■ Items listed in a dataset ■
▼

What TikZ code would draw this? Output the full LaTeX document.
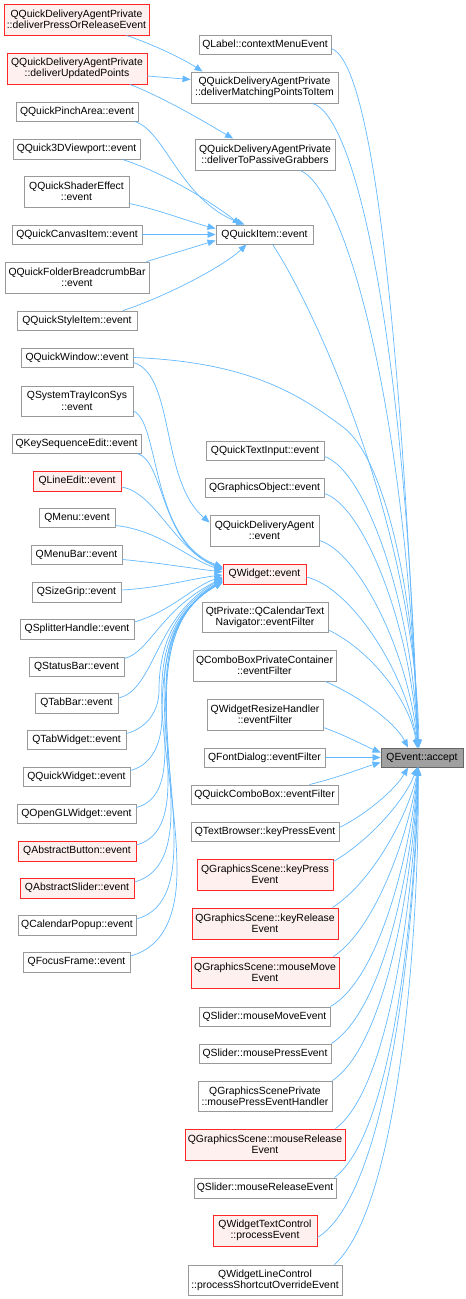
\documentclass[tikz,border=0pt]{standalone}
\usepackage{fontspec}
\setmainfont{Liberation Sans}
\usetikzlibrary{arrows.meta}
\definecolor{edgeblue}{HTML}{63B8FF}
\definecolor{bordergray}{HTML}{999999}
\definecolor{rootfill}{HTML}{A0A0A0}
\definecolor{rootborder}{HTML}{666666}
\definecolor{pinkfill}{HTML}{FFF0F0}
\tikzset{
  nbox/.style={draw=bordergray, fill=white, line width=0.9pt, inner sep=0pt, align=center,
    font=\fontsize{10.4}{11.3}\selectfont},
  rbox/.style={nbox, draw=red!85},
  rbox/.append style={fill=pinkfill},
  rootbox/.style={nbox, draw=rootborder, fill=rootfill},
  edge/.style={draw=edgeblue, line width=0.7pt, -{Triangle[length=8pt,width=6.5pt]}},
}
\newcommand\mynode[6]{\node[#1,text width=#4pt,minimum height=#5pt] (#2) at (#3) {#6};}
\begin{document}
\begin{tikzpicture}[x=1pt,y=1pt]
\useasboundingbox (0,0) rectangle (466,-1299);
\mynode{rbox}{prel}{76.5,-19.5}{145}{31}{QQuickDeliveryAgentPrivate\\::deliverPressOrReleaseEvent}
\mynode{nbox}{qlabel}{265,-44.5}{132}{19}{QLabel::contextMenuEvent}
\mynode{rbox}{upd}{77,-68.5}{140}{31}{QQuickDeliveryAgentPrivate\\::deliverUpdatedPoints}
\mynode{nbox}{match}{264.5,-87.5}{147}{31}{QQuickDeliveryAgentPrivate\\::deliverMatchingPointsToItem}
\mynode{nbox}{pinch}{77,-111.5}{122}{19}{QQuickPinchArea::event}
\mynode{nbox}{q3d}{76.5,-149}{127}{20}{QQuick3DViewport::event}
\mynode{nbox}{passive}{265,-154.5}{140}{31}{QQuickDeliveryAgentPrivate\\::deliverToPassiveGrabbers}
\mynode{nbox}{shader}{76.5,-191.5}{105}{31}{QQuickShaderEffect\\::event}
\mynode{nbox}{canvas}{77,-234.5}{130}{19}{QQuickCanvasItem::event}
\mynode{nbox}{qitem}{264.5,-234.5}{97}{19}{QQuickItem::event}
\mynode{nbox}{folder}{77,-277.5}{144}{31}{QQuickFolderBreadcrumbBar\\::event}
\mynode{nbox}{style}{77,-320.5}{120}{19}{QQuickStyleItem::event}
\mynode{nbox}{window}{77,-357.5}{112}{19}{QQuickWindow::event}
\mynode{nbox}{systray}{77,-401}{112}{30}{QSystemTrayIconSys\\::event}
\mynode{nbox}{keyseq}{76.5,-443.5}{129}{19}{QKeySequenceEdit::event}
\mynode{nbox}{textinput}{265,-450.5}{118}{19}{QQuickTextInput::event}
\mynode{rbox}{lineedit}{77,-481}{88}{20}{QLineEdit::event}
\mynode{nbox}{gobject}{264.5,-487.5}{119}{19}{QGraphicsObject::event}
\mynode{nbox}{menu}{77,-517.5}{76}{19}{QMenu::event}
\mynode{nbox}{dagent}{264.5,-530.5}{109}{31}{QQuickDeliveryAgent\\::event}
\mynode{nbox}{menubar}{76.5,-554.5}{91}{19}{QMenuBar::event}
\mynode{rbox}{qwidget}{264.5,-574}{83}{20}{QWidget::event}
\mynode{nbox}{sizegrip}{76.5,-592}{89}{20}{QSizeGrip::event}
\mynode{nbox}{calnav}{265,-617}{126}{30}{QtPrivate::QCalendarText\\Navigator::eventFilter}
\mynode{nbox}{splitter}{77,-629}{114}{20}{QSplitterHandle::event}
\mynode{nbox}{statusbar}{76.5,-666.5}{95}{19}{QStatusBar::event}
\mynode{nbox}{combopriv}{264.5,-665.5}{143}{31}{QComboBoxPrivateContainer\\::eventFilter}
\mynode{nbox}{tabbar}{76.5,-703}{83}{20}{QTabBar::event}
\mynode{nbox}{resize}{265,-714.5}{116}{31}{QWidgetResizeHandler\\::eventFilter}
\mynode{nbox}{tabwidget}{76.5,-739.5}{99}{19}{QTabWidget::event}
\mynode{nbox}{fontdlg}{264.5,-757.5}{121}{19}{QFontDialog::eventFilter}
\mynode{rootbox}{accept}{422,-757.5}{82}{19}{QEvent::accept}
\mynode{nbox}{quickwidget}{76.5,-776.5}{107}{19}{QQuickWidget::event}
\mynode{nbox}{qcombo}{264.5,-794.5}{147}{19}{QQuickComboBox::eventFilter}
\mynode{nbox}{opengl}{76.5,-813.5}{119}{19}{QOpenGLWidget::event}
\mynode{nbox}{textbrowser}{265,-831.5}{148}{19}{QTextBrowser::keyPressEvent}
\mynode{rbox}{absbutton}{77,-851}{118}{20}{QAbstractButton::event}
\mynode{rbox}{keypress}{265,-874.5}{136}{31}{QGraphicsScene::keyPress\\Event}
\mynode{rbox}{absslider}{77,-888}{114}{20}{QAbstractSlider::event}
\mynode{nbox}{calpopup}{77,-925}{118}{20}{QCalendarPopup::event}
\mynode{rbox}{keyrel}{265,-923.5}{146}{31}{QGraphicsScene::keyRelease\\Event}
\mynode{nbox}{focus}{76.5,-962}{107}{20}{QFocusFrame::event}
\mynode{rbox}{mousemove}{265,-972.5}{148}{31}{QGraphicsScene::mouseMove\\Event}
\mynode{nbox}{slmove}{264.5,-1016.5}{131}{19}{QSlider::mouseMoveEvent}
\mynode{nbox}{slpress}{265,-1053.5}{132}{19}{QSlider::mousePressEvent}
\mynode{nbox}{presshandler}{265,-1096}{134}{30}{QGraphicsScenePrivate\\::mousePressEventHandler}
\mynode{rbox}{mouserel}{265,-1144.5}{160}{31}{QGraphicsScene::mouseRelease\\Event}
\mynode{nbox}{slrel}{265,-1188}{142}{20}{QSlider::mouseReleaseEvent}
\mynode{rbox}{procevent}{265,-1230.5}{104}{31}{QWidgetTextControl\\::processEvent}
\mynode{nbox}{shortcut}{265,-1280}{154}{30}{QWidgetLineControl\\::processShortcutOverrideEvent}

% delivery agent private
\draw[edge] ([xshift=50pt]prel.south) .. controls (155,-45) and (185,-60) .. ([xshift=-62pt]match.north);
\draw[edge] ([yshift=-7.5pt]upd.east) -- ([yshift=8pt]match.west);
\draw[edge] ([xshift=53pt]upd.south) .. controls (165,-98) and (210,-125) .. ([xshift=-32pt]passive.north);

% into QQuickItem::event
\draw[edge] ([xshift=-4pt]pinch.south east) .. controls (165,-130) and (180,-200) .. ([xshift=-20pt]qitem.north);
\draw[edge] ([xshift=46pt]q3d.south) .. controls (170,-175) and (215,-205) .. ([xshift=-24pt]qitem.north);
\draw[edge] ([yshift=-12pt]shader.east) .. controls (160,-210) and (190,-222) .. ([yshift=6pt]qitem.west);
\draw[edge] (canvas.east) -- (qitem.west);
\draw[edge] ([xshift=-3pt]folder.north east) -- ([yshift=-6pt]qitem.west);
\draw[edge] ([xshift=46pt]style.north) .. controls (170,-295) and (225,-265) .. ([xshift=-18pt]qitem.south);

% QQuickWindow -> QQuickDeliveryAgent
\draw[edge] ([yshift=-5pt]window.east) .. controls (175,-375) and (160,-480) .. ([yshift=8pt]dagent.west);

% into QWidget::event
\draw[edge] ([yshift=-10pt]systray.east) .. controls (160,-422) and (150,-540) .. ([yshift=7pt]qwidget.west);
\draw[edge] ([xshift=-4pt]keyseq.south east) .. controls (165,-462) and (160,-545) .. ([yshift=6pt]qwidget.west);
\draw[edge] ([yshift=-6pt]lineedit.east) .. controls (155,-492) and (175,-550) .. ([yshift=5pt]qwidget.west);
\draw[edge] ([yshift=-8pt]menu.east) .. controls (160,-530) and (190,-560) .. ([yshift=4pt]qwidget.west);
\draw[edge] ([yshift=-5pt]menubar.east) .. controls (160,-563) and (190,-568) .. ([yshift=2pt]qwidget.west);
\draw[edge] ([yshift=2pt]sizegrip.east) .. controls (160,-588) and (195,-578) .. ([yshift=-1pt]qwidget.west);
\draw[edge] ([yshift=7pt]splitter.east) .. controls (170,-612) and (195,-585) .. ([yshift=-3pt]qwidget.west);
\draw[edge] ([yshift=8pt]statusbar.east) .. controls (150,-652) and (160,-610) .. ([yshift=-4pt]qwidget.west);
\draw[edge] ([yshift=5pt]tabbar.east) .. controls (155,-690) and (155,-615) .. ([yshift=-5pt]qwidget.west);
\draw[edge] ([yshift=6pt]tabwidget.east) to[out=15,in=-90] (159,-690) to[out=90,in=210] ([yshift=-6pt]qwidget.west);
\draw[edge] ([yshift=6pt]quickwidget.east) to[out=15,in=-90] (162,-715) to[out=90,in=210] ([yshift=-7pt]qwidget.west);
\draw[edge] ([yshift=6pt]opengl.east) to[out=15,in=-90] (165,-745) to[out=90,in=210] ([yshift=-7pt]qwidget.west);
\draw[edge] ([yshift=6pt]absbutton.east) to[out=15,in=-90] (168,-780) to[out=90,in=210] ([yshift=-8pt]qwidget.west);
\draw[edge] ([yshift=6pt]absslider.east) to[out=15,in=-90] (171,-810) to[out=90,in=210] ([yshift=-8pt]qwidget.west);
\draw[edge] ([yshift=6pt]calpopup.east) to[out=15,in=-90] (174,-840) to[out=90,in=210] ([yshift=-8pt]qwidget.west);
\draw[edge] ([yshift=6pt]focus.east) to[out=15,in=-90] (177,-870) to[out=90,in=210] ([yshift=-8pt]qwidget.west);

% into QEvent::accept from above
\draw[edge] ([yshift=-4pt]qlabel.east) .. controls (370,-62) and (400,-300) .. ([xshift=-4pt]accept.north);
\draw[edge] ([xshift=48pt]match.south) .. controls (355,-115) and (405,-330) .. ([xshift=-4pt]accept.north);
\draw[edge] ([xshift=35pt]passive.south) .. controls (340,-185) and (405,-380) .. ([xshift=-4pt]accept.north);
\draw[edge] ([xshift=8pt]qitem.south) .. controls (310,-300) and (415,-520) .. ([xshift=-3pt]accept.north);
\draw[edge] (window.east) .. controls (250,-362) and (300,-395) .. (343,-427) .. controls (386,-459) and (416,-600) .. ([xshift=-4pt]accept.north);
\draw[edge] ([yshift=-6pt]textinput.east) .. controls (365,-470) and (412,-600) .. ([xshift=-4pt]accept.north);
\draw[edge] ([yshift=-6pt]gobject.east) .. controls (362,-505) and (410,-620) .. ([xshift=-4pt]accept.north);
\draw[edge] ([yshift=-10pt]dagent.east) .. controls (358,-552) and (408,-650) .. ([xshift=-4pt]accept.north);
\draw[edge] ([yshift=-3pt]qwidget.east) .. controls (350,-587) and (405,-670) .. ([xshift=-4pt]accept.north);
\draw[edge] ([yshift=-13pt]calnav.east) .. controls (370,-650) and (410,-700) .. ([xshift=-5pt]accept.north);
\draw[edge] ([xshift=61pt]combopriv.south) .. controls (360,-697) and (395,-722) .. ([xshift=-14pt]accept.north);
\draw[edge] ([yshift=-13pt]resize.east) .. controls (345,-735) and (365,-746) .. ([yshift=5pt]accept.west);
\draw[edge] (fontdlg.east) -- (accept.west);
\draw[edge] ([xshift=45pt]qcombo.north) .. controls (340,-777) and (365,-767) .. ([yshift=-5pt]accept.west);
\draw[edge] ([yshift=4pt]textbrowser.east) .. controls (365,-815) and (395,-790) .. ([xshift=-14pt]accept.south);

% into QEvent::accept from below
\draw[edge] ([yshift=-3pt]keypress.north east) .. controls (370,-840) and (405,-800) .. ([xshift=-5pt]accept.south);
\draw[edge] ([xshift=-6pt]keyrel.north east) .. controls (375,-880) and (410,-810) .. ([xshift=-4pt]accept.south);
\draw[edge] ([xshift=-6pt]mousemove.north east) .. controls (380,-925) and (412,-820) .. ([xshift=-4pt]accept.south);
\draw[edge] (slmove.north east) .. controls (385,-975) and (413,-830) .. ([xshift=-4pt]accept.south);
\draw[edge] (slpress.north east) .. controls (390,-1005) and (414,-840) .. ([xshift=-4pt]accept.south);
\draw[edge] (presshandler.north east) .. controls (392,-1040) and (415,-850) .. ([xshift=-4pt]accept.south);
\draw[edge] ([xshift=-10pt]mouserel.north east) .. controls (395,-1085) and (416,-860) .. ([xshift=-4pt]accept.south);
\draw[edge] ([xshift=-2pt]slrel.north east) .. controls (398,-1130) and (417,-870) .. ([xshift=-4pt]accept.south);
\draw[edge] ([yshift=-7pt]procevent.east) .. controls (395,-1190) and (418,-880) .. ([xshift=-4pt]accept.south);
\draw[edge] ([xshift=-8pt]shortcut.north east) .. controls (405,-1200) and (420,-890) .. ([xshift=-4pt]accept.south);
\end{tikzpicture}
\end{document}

▲
▼

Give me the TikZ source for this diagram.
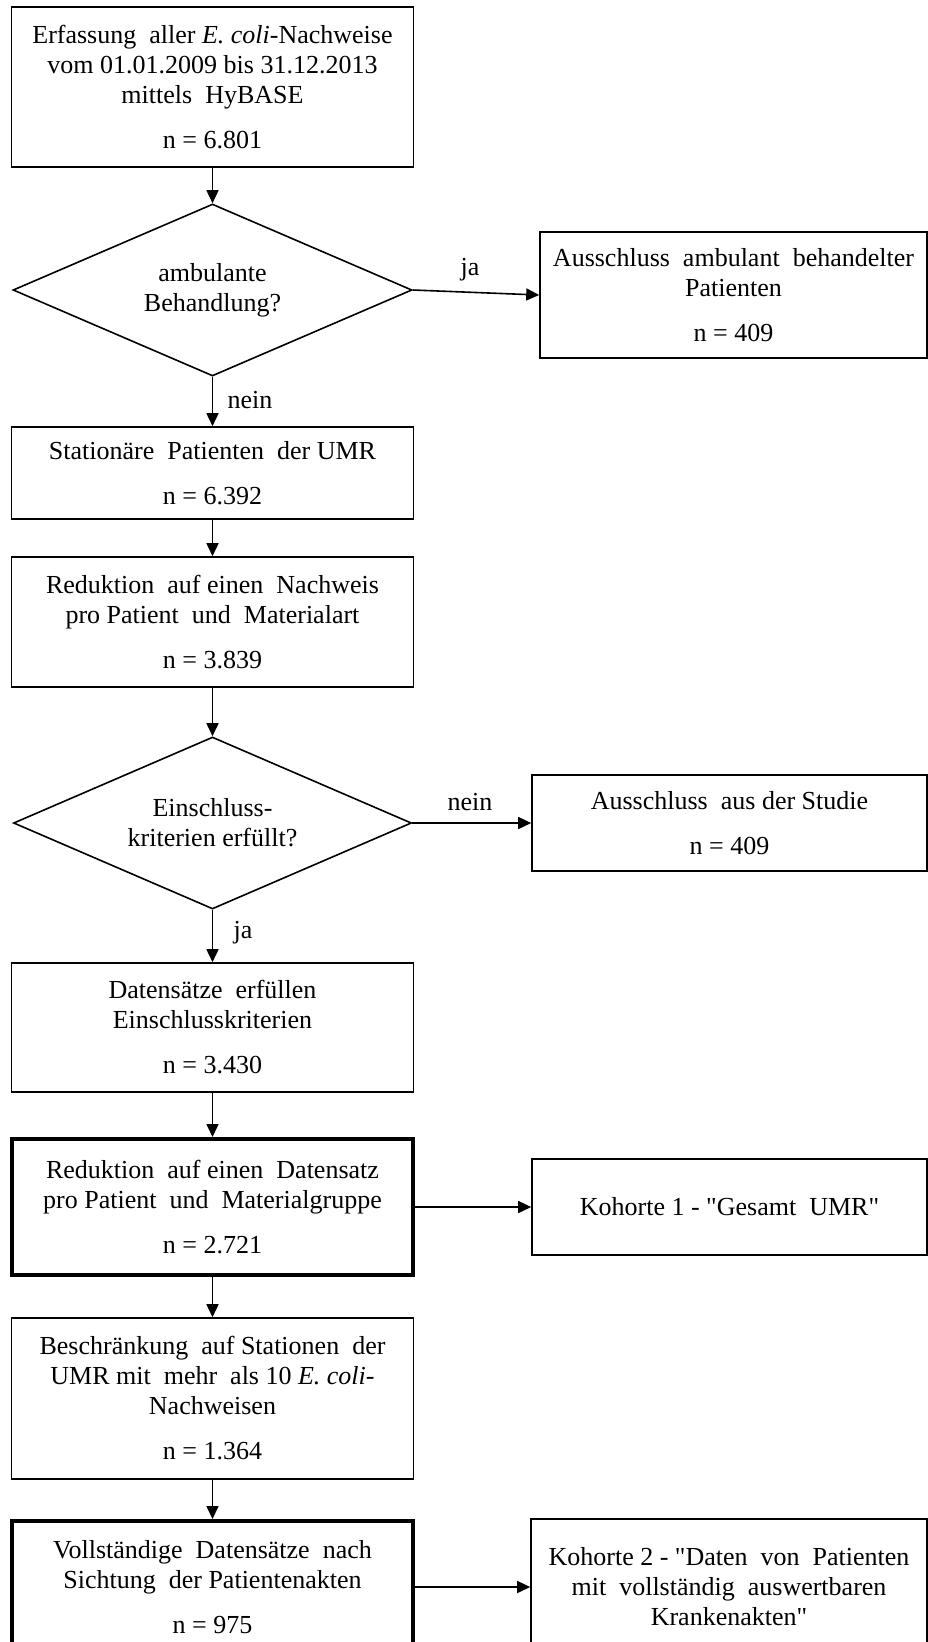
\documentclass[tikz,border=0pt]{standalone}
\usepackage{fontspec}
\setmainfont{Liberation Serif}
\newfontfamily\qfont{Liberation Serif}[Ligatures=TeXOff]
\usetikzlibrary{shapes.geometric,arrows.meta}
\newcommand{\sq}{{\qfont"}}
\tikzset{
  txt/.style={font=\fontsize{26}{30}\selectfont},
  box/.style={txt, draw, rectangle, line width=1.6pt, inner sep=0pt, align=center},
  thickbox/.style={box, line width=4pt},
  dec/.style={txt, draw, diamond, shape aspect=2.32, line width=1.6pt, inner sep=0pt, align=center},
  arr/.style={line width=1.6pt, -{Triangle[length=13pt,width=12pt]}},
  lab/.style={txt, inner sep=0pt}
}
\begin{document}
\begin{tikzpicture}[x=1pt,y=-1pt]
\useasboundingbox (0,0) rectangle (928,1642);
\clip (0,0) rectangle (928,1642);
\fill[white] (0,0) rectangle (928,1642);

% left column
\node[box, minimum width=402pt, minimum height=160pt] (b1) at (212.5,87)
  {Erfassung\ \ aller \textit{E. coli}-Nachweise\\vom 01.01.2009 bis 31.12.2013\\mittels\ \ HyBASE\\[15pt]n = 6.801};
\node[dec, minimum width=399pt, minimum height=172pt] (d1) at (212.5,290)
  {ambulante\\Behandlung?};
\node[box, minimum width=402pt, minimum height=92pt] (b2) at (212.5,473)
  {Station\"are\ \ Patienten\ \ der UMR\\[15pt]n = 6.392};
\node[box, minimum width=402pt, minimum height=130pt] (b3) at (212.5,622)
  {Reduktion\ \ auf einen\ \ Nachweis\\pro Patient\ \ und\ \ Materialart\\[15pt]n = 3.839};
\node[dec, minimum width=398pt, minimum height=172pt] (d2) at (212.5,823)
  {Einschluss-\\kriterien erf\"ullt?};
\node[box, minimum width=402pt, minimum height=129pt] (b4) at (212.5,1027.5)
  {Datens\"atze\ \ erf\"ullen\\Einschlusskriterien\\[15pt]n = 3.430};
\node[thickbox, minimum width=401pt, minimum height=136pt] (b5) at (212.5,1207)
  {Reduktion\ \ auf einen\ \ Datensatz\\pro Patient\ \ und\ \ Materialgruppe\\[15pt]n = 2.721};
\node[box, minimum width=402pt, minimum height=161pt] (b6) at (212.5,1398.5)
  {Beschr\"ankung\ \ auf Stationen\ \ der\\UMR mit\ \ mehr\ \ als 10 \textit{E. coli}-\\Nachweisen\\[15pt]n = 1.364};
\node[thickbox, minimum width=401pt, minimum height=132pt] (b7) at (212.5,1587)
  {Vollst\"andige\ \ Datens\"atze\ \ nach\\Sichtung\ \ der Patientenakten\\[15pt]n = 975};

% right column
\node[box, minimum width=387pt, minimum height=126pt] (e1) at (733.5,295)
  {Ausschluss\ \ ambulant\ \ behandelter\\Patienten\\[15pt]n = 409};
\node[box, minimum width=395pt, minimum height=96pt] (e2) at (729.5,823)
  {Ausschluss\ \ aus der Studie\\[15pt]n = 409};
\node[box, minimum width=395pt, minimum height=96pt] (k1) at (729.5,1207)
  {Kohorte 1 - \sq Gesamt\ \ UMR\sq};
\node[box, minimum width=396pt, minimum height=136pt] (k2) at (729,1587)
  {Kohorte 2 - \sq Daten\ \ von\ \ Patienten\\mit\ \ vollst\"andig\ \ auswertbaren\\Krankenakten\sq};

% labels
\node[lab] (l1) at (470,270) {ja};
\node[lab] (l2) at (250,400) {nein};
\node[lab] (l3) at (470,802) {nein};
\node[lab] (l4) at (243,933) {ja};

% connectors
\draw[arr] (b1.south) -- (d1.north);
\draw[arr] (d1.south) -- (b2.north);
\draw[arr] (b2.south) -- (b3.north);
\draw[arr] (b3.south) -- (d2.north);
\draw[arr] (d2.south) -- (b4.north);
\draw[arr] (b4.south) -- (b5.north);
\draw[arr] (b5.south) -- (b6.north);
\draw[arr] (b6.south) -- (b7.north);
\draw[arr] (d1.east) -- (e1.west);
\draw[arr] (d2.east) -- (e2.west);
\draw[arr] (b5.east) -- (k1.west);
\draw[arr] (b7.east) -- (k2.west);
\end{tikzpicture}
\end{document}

▲

■ Problem details ■
Output nothing except the lines from the one containing "Give me the TikZ source for this diagram." through the one containing "nach\\Sichtung\ \ der", both kept, with the pictures removed.

■ Response to the task ■
Give me the TikZ source for this diagram.
\documentclass[tikz,border=0pt]{standalone}
\usepackage{fontspec}
\setmainfont{Liberation Serif}
\newfontfamily\qfont{Liberation Serif}[Ligatures=TeXOff]
\usetikzlibrary{shapes.geometric,arrows.meta}
\newcommand{\sq}{{\qfont"}}
\tikzset{
  txt/.style={font=\fontsize{26}{30}\selectfont},
  box/.style={txt, draw, rectangle, line width=1.6pt, inner sep=0pt, align=center},
  thickbox/.style={box, line width=4pt},
  dec/.style={txt, draw, diamond, shape aspect=2.32, line width=1.6pt, inner sep=0pt, align=center},
  arr/.style={line width=1.6pt, -{Triangle[length=13pt,width=12pt]}},
  lab/.style={txt, inner sep=0pt}
}
\begin{document}
\begin{tikzpicture}[x=1pt,y=-1pt]
\useasboundingbox (0,0) rectangle (928,1642);
\clip (0,0) rectangle (928,1642);
\fill[white] (0,0) rectangle (928,1642);

% left column
\node[box, minimum width=402pt, minimum height=160pt] (b1) at (212.5,87)
  {Erfassung\ \ aller \textit{E. coli}-Nachweise\\vom 01.01.2009 bis 31.12.2013\\mittels\ \ HyBASE\\[15pt]n = 6.801};
\node[dec, minimum width=399pt, minimum height=172pt] (d1) at (212.5,290)
  {ambulante\\Behandlung?};
\node[box, minimum width=402pt, minimum height=92pt] (b2) at (212.5,473)
  {Station\"are\ \ Patienten\ \ der UMR\\[15pt]n = 6.392};
\node[box, minimum width=402pt, minimum height=130pt] (b3) at (212.5,622)
  {Reduktion\ \ auf einen\ \ Nachweis\\pro Patient\ \ und\ \ Materialart\\[15pt]n = 3.839};
\node[dec, minimum width=398pt, minimum height=172pt] (d2) at (212.5,823)
  {Einschluss-\\kriterien erf\"ullt?};
\node[box, minimum width=402pt, minimum height=129pt] (b4) at (212.5,1027.5)
  {Datens\"atze\ \ erf\"ullen\\Einschlusskriterien\\[15pt]n = 3.430};
\node[thickbox, minimum width=401pt, minimum height=136pt] (b5) at (212.5,1207)
  {Reduktion\ \ auf einen\ \ Datensatz\\pro Patient\ \ und\ \ Materialgruppe\\[15pt]n = 2.721};
\node[box, minimum width=402pt, minimum height=161pt] (b6) at (212.5,1398.5)
  {Beschr\"ankung\ \ auf Stationen\ \ der\\UMR mit\ \ mehr\ \ als 10 \textit{E. coli}-\\Nachweisen\\[15pt]n = 1.364};
\node[thickbox, minimum width=401pt, minimum height=132pt] (b7) at (212.5,1587)
  {Vollst\"andige\ \ Datens\"atze\ \ nach\\Sichtung\ \ der Patientenakten\\[15pt]n = 975};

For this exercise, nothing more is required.